Now the top left submatrix of $b \cdot A$ is simple, so its entry in the $(2,1)$ position is nonzero, and $Ib \cdot A \not \in V_{(\rho_{(1,2)})}$. Further, the entry in position $(1,2)$ in $b \cdot A$ is also nonzero, and this is the entry in position $(3,1)$ of $(132)b \cdot A$, so $(132)b \cdot A \not \in V_{(\rho_{(1,2)})}$. Finally, the entries in positions $(1,3)$ and $(2,3)$ in $b \cdot A$ cannot both be zero, and these are the entries in positions $(2,1)$ and $(3,1)$ in $(123)b \cdot A$, so $(132)b \cdot A \not \in V_{(\rho_{(1,2)})}$. We conclude that $g \cdot A \not \in V_{(\rho_{(1,2)})}$ for any $g \in G$.

Answer 1

For $n=1$ your definition of $V_{\pi}$ implies that $G.V_{\pi}=M_p(\mathbb{C})$ for any partition $\pi$ of $p$, by the Jordan normal form.
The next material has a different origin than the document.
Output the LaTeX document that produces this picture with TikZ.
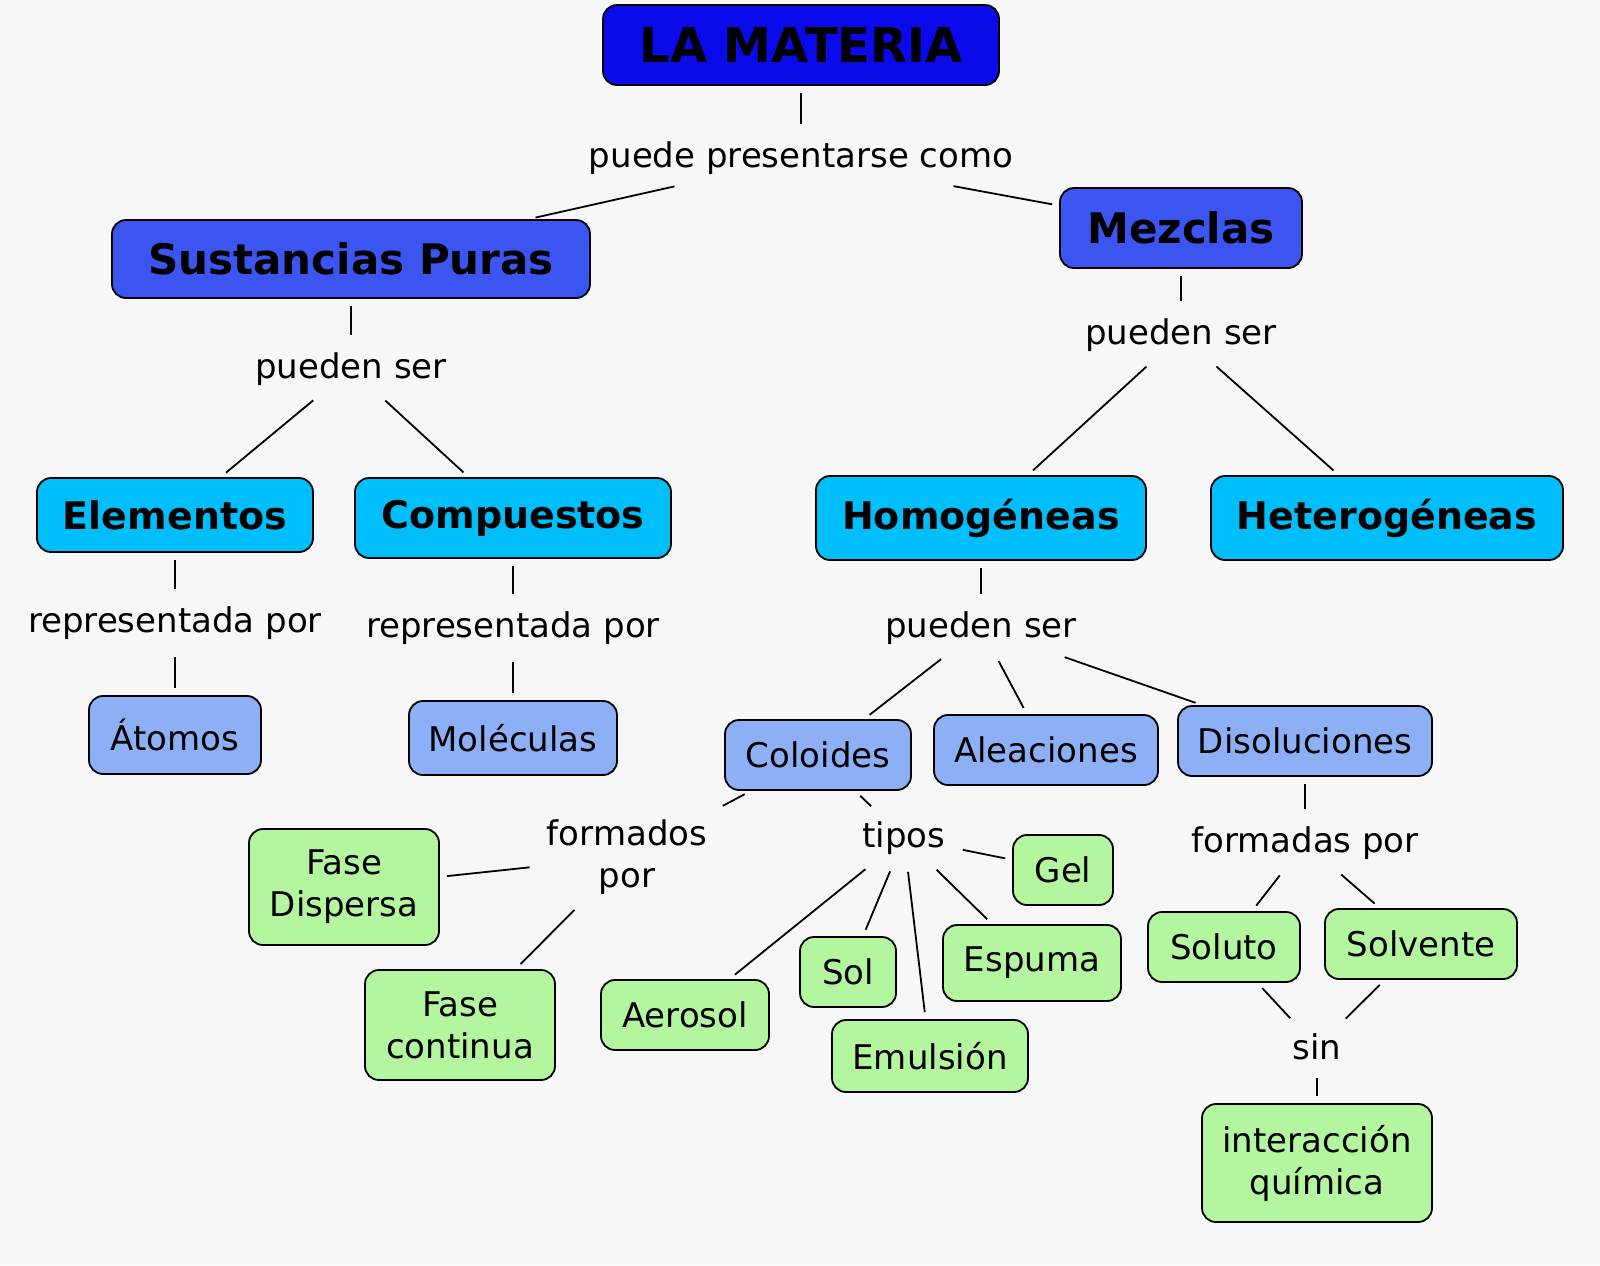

For $n \geq 2$ one still has $G.V_{\pi} = G.V_{\sigma(\pi)}$ for any partition $\pi$ of $p$ and any permutation $\sigma$ on its components.

For $\pi=(p_1,\dots,p_k)$ we have that $V_{\pi}$ is the Zariski closure of the the open subset $V_{\rho_{\pi}}$ of $n$-tuples of matrices of 'representation type' $\rho_{\pi}=(1,p_1;\dots;1,p_k)$, that is $n$-tuples of the required block upper-triangular form satisfying in addition that the $n$ matrices in the $p_i \times p_i$ position generate $M_{p_i}(\mathbb{C})$ for all $p_i$, and if some of the $p_i$'s are equal, that the corresponding $p_i$-dimensional irreducibles are non-isomorphic.

As 'representation type' is an isomorphism invariant it follows that $G.V_{\rho_{\pi}} = G.V_{\rho_{\sigma(\pi)}}$, and hence that their Zariski closures $G.V_{\pi}$ resp. $G.V_{\sigma(\pi)}$ are the same.